Fabulous launched the first trumpet solo of the night, a high, brassy declaration that seemed to have no ceiling. The saxophone answered with force and flair; the guitar held its signature crystalline tone throughout, weaving through an improvised run before returning to the theme. But this was only the appetizer. After the horn section's full-ensemble charge, the music dropped into something more interior — the keyboard racing to an emotional peak before handing off to the band. The bassist stepped to the front and took command; Yuri stood to the side, watching her bandmates trade blows with a quiet smile, nodding. Just right. The drum solo followed, building in force until one final crash closed out nearly half a song's worth of pure improvisation — and then BLU-SWING's signature jazz voice returned, softening everything that had come before.

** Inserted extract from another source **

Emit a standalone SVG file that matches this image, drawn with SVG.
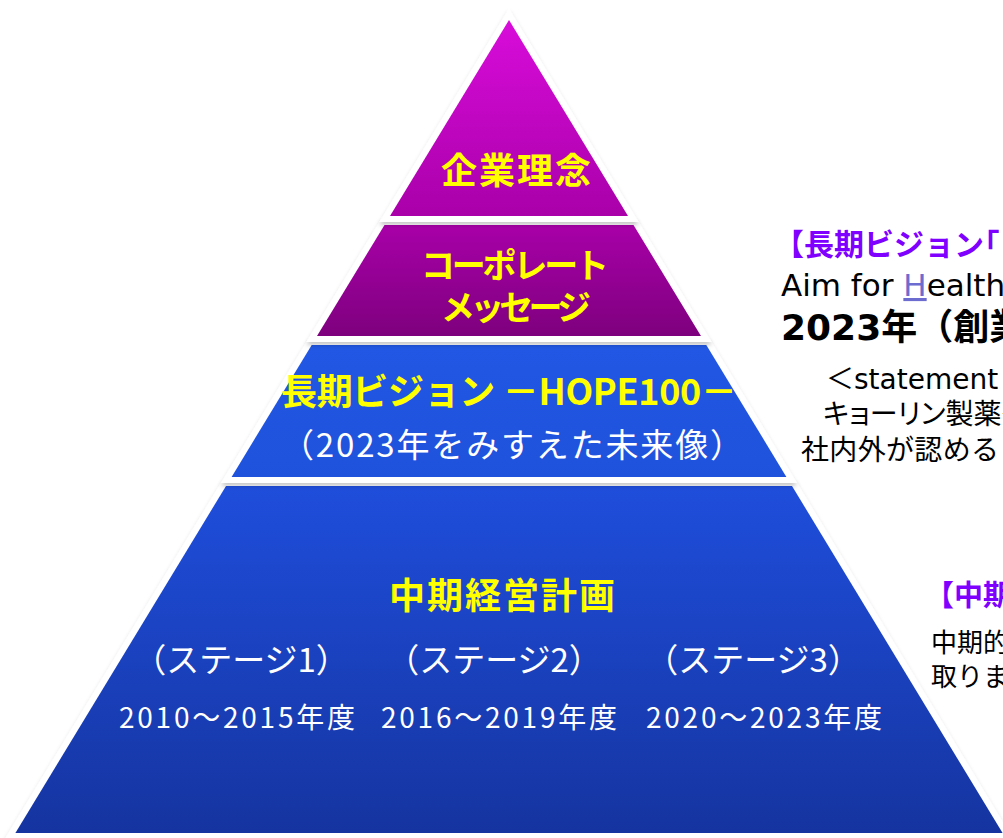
<svg xmlns="http://www.w3.org/2000/svg" width="1003" height="838" viewBox="0 0 1003 838">
<defs>
  <linearGradient id="gTop" x1="0" y1="0" x2="0" y2="1">
    <stop offset="0" stop-color="#d80cda"/>
    <stop offset="1" stop-color="#a900a9"/>
  </linearGradient>
  <linearGradient id="gMsg" x1="0" y1="0" x2="0" y2="1">
    <stop offset="0" stop-color="#a800a8"/>
    <stop offset="1" stop-color="#7e007e"/>
  </linearGradient>
  <linearGradient id="gVision" x1="0" y1="0" x2="0" y2="1">
    <stop offset="0" stop-color="#2157e4"/>
    <stop offset="1" stop-color="#1f52dc"/>
  </linearGradient>
  <linearGradient id="gPlan" x1="0" y1="0" x2="0" y2="1">
    <stop offset="0" stop-color="#1f4edc"/>
    <stop offset="1" stop-color="#1534a0"/>
  </linearGradient>
  <filter id="shadow" x="-10%" y="-10%" width="120%" height="130%">
    <feDropShadow dx="0" dy="3" stdDeviation="2" flood-color="#000" flood-opacity="0.22"/>
  </filter>
  <style>
    .frame { fill: #fff; stroke: #fff; stroke-width: 12; stroke-linejoin: miter; stroke-miterlimit: 4; filter: url(#shadow); }
    .jp { font-family: "Noto Sans CJK JP", "Noto Sans CJK SC", sans-serif; }
    .lat { font-family: "DejaVu Sans", "Noto Sans CJK JP", sans-serif; }
    .palt { font-feature-settings: "palt"; }
    .yb { fill: #ffff00; font-weight: bold; }
    .wt { fill: #ffffff; }
    .ph { fill: #7f00ff; font-weight: bold; }
    .bk { fill: #000; }
  </style>
</defs>
<rect x="0" y="0" width="1003" height="838" fill="#ffffff"/>

<g id="layer-plan">
  <polygon class="frame" points="226,486 792,486 1002.6,833 15.4,833"/>
  <polygon fill="url(#gPlan)" points="226,486 792,486 1002.6,833 15.4,833"/>
  <text class="jp yb" x="502" y="609" font-size="36" text-anchor="middle" textLength="226">中期経営計画</text>
  <text class="jp wt" x="241" y="672" font-size="33" text-anchor="middle">（ステージ1）</text>
  <text class="jp wt" x="494" y="672" font-size="33" text-anchor="middle">（ステージ2）</text>
  <text class="jp wt" x="753" y="672" font-size="33" text-anchor="middle">（ステージ3）</text>
  <text class="jp wt" x="237" y="728" font-size="28" text-anchor="middle" textLength="236">2010～2015年度</text>
  <text class="jp wt" x="499" y="728" font-size="28" text-anchor="middle" textLength="236">2016～2019年度</text>
  <text class="jp wt" x="764" y="728" font-size="28" text-anchor="middle" textLength="236">2020～2023年度</text>
</g>

<g id="layer-vision">
  <polygon class="frame" points="311.7,345 706.3,345 786.4,477 231.6,477"/>
  <polygon fill="url(#gVision)" points="311.7,345 706.3,345 786.4,477 231.6,477"/>
  <text class="jp yb" x="281" y="405" font-size="36" textLength="456">長期ビジョン －HOPE100－</text>
  <text class="jp wt" x="512" y="457" font-size="33" text-anchor="middle" textLength="462">（2023年をみすえた未来像）</text>
</g>

<g id="layer-message">
  <polygon class="frame" points="384.5,225 633.5,225 701,336 317,336"/>
  <polygon fill="url(#gMsg)" points="384.5,225 633.5,225 701,336 317,336"/>
  <text class="jp yb" x="515" y="278" font-size="34" text-anchor="middle" textLength="188">コーポレート</text>
  <text class="jp yb" x="516" y="320" font-size="34" text-anchor="middle" textLength="150">メッセージ</text>
</g>

<g id="layer-philosophy">
  <polygon class="frame" points="509,20 628,216 390,216"/>
  <polygon fill="url(#gTop)" points="509,20 628,216 390,216"/>
  <text class="jp yb" x="516" y="184" font-size="36" text-anchor="middle" textLength="150">企業理念</text>
</g>

<g id="note-vision">
  <text class="jp ph" x="774" y="255" font-size="30">【長期ビジョン<tspan class="palt">「</tspan></text>
  <text class="lat bk" x="781" y="296" font-size="31">Aim for <tspan fill="#6b6bd0" style="text-decoration:underline">H</tspan>ealth</text>
  <text class="lat bk" x="781" y="340" font-size="36" font-weight="bold">2023年（創業</text>
  <text class="lat bk" x="826" y="389" font-size="28">＜statement</text>
  <text class="jp bk palt" x="823" y="424" font-size="28">キョーリン製薬グ</text>
  <text class="jp bk" x="801" y="460" font-size="28" textLength="198">社内外が認める</text>
</g>

<g id="note-plan">
  <text class="jp ph" x="925" y="606" font-size="29">【中期</text>
  <text class="jp bk" x="931" y="652" font-size="26">中期的</text>
  <text class="jp bk" x="931" y="686" font-size="26">取りま</text>
</g>

<g id="connectors"></g>
</svg>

Hitohira opened on clean guitar chords, Yuri navigating the full range from low to soaring with effortless control, swaying gently to the tempo while the trumpeter played the melody close beside the piano. The song ended through a key change and dissolved into the air.
The drummer counted off — one, two, three, four — and Starlight arrived: distorted guitar, a mid-tempo disco pulse, pink light expanding the music's latent sensuality. The saxophone solo in this atmosphere was something else entirely.

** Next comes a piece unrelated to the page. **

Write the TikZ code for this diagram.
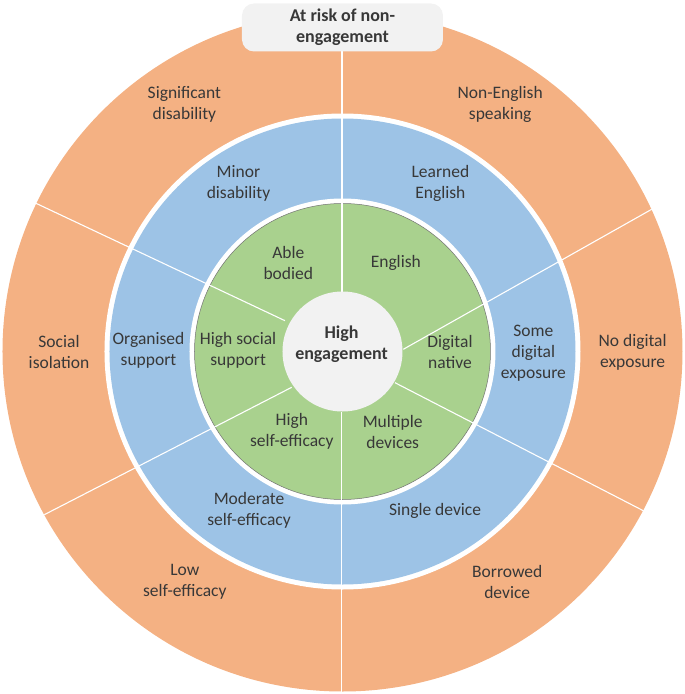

"This is our third time in Taiwan. Thank you for your support… and your love."
"Are you all having a good time?" Warmth, unhurried, real. Kurage moved through fractured rhythms washed in white light — the feeling of five in the morning, that strange magic hour. A finger pointing toward the ceiling, time slowing down. Michiteiku taion found Yuri in a white ensemble, blue light catching its edges like water as the sun gradually rose behind her. The guitarist laid down fast funk strumming in sixteenth notes, the whole ensemble generating a big band jazz heat before pivoting cleanly into dance-floor territory. The piano softened the forward momentum; the horns returned for a high, precise climax that the song simply could not exist without. When the horn section stepped back, the audience gave them everything.

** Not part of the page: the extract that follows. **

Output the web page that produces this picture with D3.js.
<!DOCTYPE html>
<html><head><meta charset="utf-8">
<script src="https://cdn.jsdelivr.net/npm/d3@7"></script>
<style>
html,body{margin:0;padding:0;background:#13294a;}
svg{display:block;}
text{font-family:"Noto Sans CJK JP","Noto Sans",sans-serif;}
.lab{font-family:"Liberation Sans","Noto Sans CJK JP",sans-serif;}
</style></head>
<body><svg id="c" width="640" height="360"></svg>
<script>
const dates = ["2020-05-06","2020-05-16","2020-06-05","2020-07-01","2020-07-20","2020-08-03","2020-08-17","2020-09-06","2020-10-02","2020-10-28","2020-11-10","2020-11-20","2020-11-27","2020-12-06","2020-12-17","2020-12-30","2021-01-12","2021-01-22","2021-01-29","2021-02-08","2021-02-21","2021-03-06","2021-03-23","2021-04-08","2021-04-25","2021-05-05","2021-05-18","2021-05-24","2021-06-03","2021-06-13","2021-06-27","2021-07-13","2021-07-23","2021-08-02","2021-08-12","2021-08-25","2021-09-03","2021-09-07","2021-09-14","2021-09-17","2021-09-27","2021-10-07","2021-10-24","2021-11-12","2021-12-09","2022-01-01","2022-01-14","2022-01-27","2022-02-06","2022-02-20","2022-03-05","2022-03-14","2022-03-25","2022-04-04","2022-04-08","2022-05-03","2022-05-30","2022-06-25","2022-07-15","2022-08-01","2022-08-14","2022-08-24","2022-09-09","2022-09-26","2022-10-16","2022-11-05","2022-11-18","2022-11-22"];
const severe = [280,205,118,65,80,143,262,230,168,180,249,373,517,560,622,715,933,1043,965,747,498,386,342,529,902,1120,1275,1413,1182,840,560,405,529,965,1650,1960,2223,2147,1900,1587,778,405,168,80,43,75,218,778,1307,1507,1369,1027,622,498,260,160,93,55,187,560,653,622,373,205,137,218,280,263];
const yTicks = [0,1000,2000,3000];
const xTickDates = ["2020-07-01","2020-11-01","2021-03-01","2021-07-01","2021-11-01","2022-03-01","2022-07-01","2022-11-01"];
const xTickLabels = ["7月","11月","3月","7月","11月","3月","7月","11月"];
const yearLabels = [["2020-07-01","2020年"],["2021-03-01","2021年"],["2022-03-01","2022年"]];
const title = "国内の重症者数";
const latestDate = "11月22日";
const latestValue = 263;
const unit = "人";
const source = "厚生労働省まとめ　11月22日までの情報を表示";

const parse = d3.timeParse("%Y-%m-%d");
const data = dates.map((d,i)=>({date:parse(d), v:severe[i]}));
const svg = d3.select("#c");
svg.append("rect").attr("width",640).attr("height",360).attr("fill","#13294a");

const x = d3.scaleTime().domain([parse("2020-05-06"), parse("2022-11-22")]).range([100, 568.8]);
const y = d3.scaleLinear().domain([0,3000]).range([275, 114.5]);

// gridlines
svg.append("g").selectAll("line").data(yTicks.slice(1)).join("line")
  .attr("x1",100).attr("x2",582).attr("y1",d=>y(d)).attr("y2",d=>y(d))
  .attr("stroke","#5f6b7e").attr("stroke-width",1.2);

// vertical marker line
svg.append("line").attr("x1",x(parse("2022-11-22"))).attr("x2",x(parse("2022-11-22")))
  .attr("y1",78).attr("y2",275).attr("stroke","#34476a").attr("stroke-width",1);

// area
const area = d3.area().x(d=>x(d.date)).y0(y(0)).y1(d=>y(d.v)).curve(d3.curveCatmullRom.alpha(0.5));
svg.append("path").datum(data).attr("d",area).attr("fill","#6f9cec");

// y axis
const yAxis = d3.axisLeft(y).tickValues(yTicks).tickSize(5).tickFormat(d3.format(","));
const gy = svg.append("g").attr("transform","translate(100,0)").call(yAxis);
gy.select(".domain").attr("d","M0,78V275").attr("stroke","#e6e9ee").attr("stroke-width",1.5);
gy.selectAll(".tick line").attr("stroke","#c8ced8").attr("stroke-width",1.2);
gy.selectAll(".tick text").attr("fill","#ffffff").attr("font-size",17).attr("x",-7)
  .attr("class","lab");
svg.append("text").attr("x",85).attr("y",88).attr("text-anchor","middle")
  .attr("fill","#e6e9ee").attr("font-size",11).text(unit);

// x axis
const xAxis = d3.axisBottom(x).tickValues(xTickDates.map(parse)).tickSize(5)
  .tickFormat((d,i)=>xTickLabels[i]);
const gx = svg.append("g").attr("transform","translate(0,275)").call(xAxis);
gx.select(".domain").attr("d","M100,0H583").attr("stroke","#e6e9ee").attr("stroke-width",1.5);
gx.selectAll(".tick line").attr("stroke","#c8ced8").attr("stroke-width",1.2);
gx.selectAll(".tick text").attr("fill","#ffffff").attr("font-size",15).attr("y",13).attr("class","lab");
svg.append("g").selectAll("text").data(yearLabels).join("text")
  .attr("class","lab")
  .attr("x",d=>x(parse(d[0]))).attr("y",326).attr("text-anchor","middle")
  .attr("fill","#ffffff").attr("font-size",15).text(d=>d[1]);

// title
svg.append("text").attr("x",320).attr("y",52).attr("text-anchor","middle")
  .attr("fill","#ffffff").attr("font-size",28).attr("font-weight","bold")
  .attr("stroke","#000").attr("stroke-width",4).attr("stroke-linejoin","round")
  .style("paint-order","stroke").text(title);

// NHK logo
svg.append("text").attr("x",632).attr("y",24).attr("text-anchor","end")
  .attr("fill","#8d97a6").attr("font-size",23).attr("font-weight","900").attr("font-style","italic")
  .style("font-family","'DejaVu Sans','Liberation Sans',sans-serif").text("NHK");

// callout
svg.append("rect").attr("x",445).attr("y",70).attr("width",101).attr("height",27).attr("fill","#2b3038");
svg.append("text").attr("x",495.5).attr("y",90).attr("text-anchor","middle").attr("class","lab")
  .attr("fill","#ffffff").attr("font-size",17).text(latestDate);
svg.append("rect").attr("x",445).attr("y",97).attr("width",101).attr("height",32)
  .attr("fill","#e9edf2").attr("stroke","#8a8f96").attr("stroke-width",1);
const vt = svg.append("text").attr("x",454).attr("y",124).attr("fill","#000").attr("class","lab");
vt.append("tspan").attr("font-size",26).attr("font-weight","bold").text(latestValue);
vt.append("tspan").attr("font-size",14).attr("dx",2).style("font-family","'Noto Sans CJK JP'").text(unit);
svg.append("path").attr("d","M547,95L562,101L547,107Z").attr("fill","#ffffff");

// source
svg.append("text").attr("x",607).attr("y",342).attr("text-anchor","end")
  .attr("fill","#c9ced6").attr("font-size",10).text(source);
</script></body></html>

Sum shifted the foundation entirely — a Latin clave rhythm in place of the four-four drive, the whole atmosphere suddenly lighter. Yuri waved; guitar and keys softened their tone. Samba warmth and the natural beauty of a Japanese melody found each other, and the whole room joined in on the simple chorus refrain — ba-la ba-ba-la-la — language suddenly irrelevant. The keyboard's harmonics invited everyone to stop thinking and simply move.
After Flash, the encore arrived. The guitarist — owner of the group's best Mandarin — took charge of the merchandise and signing announcements, adding with feeling: "We hope to come back to Taiwan!" Staff placed a vinyl on the floor; on the cover, a large portrait of Yuri herself. She spotted it and struck the same pose. The room screamed.
First Show Encore Only
The opening bars of Mayonaka no Door ~Stay With Me~ were recognized before they were finished. Against the bass and drums, couples in the audience drew closer. Yuri delivered the song with the composure of someone who has lived inside it — the quiet authority of an urban woman who has nothing left to prove. Even the guitarist, usually composed, looked genuinely moved.
The horn section returned for the final time. "Old friends at this point," Yuri said, and it showed. The closing Sunset was ache and warmth together, Yuri all in white at the center of the stage, her unhurried stillness thrown into relief against the surging music — not a contrast, exactly, but a conversation. The two things holding each other up.